Адамо: Есть у меня такая песня «А что бы вы хотели, чтобы я спел вам?».
Толчком к ее сочинению послужило реальное происшествие. Я был в одной из африканских стран и после концерта раздавал автографы. И вот маленький негритенок пробрался ко мне, чтобы получить подпись. Но оказавшийся рядом белый схватил его и ударил, сказав, что здесь нет места для черных. Я вступился за мальчика, а потом родился куплет песни:

В глуши африканской
я видел:
перед моим балконом
маленького негритенка
дубинками колотили.
Бог да хранит нас!
За то, что он шел по улице,
где белые ходят,
а черным по той стороне улицы
белые — запретили.
А о чем бы вы хотели,
чтоб я пел для вас?

Затем у меня есть песня, посвященная Жозефине Бекер — нашей знаменитой певице и ее приемным детям. Она ведь приютила и воспитала чуть не двадцать ребят разных национальностей, и у нее не хватило в конце концов средств для содержания дома, где все они жили. Этот дом под названием «Дворец в Миланд» пригрозили отнять у нее. Тогда Бекер, будучи в преклонном возрасте, снова вышла на эстраду, чтобы спасти дело своей жизни. Моя песня — это знак уважения к Жозефине Бекер, моральная поддержка, участие.

       А ваша песня, впрочем, это новая песня, «Ешь вишни»? Там ведь тоже ребе нок нарисовал дом, куда приходит...

Адамо: Куда прихожу я. Впрочем, там живет девушка, которая обожает вишни. Она и меня угощает этими вишнями. Но девушку я полюбил больше, чем вишни.

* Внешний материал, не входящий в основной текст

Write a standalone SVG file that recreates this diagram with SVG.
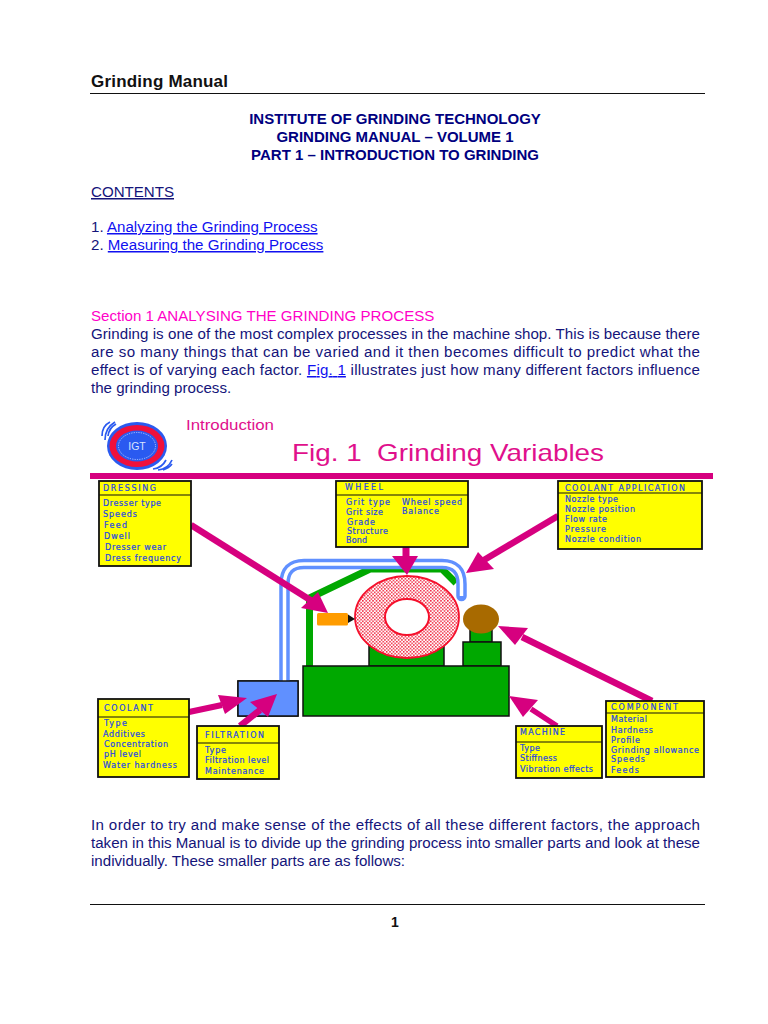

Это любовь.

       Скажите, Сальваторе, а что было самым сильным впечатлением в вашей жизни?

Адамо: Вы знаете, это любовь, первая любовь. Быть может, она не была на самом деле значительной. Теперь мне так кажется. Но тогда, когда мне было шестнадцать лет, это было для меня все. Чувство вдохновляло меня на самые прекрасные и благородные поступки или желания (в масштабах моего скромного существования, разумеется). Но не только любовь правит миром. Для меня не менее важна дружба. Я очень привязан к друзьям. Думаю, что нашел их и в Советском Союзе.

Вот тот маленький фильм-интервью о Сальваторе Адамо, который я хотел вам показать на страницах «Ровесника». Напомню только, что, когда, Адамо уезжал из Москвы, он говорил, что собирается написать несколько песен. Он очень хотел написать песню о Ленинграде и еще одну, как он говорил, «итоговую». Песню под названием «Сундук». Дело, размышлял он, движется к тридцати. И надо подводить итоги, привести кое-что в порядок. И потихоньку складывать вещи в сундучок, который и есть наша память...

То были первые слова песни Адамо, которая должна быть помечена семьдесят третьим годом.